Dear Readers,


I now consider this blog to be my Juvenelia. Have fun perusing the archives, and find me at my new haunt, here.

Sunday, April 22, 2007

Am I A Bad Person for Not Loving Joan Didion's Book?


I loved the first half of The Year of Magical Thinking. As a longtime believer in the catharsis of reading sad books, I thought Didion's initial portrait of grief and mourning was spot-on and moving and beautifully written. The passage about not throwing out her husband's shoes because subconsciously she believed he might come back was brilliant, as was her description of her disorientation and frailty, and her desperate quest to piece together every minute leading up to his death.

But as she began to meander through her past I have to admit I got bored and turned off by the WASPy-intelligentsia vibe that pervaded every memory. Her repetition of place names and trips to Hawaii and Paris, dinners at Mortons and meetings with such-and-such a member of the literati and such and such a party at such and such a famous person's house betrayed a certain lack of perspective--and a lack of enough description to clue-in readers who weren't hip to what each experience meant. And although I loved Didion's use of poetic quotations, I was surprised by how often she quoted her own novels and her husband's-- to me, all her reminiscences sounded so much like a typical elderly person's obsession with his/her life and legacy. You know, how many older folks can suddenly switch to the philosophy of starting to judge one's life based on who one knew and what one did, because--well, I guess because because one is in the throes of some sort of mortality panic or insecurity. And Didion's manifestation of that trait was touching in its own right, but far from magical, or illuminating.

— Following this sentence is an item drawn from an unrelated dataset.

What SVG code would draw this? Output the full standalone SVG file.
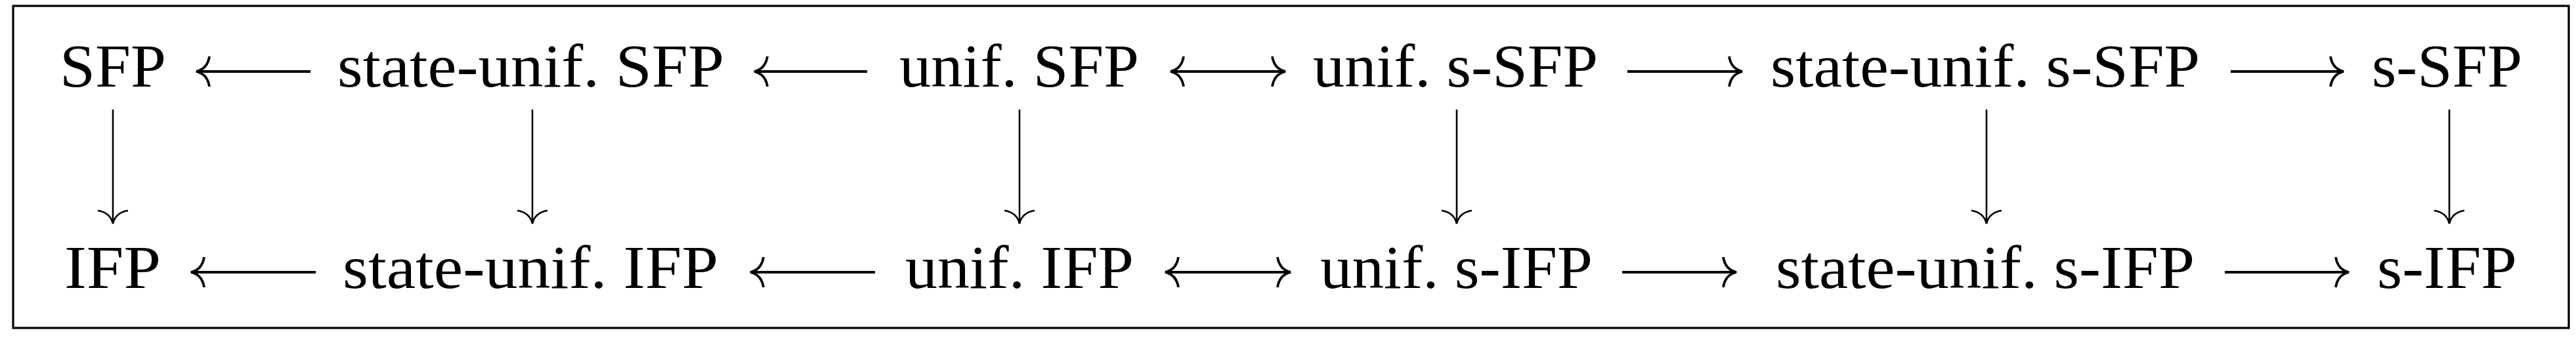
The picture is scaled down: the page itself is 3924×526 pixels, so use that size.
<svg xmlns="http://www.w3.org/2000/svg" width="3924" height="526" viewBox="0 0 3924 526">
<style>
text{font-family:"Liberation Serif","Times New Roman",serif;font-size:94px;fill:#000;text-anchor:start}
.c line{stroke:#000;fill:none}
.h{stroke-width:4}
.v{stroke-width:2.6}
</style>
<defs>
<marker id="ah" markerUnits="userSpaceOnUse" viewBox="-24 -26 28 52" refX="0" refY="0" markerWidth="28" markerHeight="52" orient="auto-start-reverse">
<path d="M-20,-23 Q-17,-4 0,0 Q-17,4 -20,23" fill="none" stroke="#000" stroke-width="3.8"/>
</marker>
<marker id="av" markerUnits="userSpaceOnUse" viewBox="-24 -26 28 52" refX="0" refY="0" markerWidth="28" markerHeight="52" orient="auto">
<path d="M-20,-23 Q-17,-4 0,0 Q-17,4 -20,23" fill="none" stroke="#000" stroke-width="2.6"/>
</marker>
</defs>
<rect x="20" y="9" width="3893" height="491" fill="#fff" stroke="#000" stroke-width="3.2"/>
<g id="n-sfp"><text x="91" y="132" textLength="162" lengthAdjust="spacingAndGlyphs">SFP</text></g>
<g id="n-su-sfp"><text x="514" y="132" textLength="589" lengthAdjust="spacingAndGlyphs">state-unif. SFP</text></g>
<g id="n-u-sfp"><text x="1370" y="132" textLength="365" lengthAdjust="spacingAndGlyphs">unif. SFP</text></g>
<g id="n-u-ssfp"><text x="2000" y="132" textLength="434" lengthAdjust="spacingAndGlyphs">unif. s-SFP</text></g>
<g id="n-su-ssfp"><text x="2697" y="132" textLength="654" lengthAdjust="spacingAndGlyphs">state-unif. s-SFP</text></g>
<g id="n-ssfp"><text x="3613" y="132" textLength="229" lengthAdjust="spacingAndGlyphs">s-SFP</text></g>
<g id="n-ifp"><text x="98" y="439" textLength="147" lengthAdjust="spacingAndGlyphs">IFP</text></g>
<g id="n-su-ifp"><text x="522" y="439" textLength="572" lengthAdjust="spacingAndGlyphs">state-unif. IFP</text></g>
<g id="n-u-ifp"><text x="1379" y="439" textLength="348" lengthAdjust="spacingAndGlyphs">unif. IFP</text></g>
<g id="n-u-sifp"><text x="2011" y="439" textLength="415" lengthAdjust="spacingAndGlyphs">unif. s-IFP</text></g>
<g id="n-su-sifp"><text x="2705" y="439" textLength="638" lengthAdjust="spacingAndGlyphs">state-unif. s-IFP</text></g>
<g id="n-sifp"><text x="3621" y="439" textLength="213" lengthAdjust="spacingAndGlyphs">s-IFP</text></g>
<g id="connectors" class="c">
<line class="h" x1="473" y1="109" x2="299" y2="109" marker-end="url(#ah)"/>
<line class="h" x1="1321" y1="109" x2="1149" y2="109" marker-end="url(#ah)"/>
<line class="h" x1="1783" y1="109" x2="1958" y2="109" marker-start="url(#ah)" marker-end="url(#ah)"/>
<line class="h" x1="2479" y1="109" x2="2654" y2="109" marker-end="url(#ah)"/>
<line class="h" x1="3398" y1="109" x2="3570" y2="109" marker-end="url(#ah)"/>
<line class="h" x1="481" y1="415" x2="291" y2="415" marker-end="url(#ah)"/>
<line class="h" x1="1333" y1="415" x2="1143" y2="415" marker-end="url(#ah)"/>
<line class="h" x1="1775" y1="415" x2="1966" y2="415" marker-start="url(#ah)" marker-end="url(#ah)"/>
<line class="h" x1="2471" y1="415" x2="2645" y2="415" marker-end="url(#ah)"/>
<line class="h" x1="3389" y1="415" x2="3578" y2="415" marker-end="url(#ah)"/>
<line class="v" x1="172" y1="167" x2="172" y2="341" marker-end="url(#av)"/>
<line class="v" x1="811" y1="167" x2="811" y2="341" marker-end="url(#av)"/>
<line class="v" x1="1553" y1="167" x2="1553" y2="341" marker-end="url(#av)"/>
<line class="v" x1="2219" y1="167" x2="2219" y2="341" marker-end="url(#av)"/>
<line class="v" x1="3026" y1="167" x2="3026" y2="341" marker-end="url(#av)"/>
<line class="v" x1="3731" y1="167" x2="3731" y2="341" marker-end="url(#av)"/>
</g>
</svg>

Considering myself an empathetic person (but maybe this blog has made me harsher?), I was shocked to find how quickly I was losing my affectionate identification with and awe for Didion as the book progressed. Maybe, I thought, if she had waited another year to publish the book, she might have stumbled outside of her own grief to identify with the larger grieving community--come to the conclusion that because of war, thousands of young women go through the same trauma that she experienced when her elderly husband died of heart failure. Is this unfair of me? How can I possibly demand that a memoirist reach outside her personal experience, or undergo some sort of transformation? The form is supposed to be a rendering of the truth. And grieving and mourning are inherently indulgent, narcissistic, and obsessive processes after all. I suppose I just wish Didion's portrait of her marriage, and her family, was more intimate and less erudite. But maybe that's asking too much.

1 comment:

  1. I'm a worse person for declining to even touch the book, largely due to all the literati and intelligentsia's fawning over it. (See? Horrible.)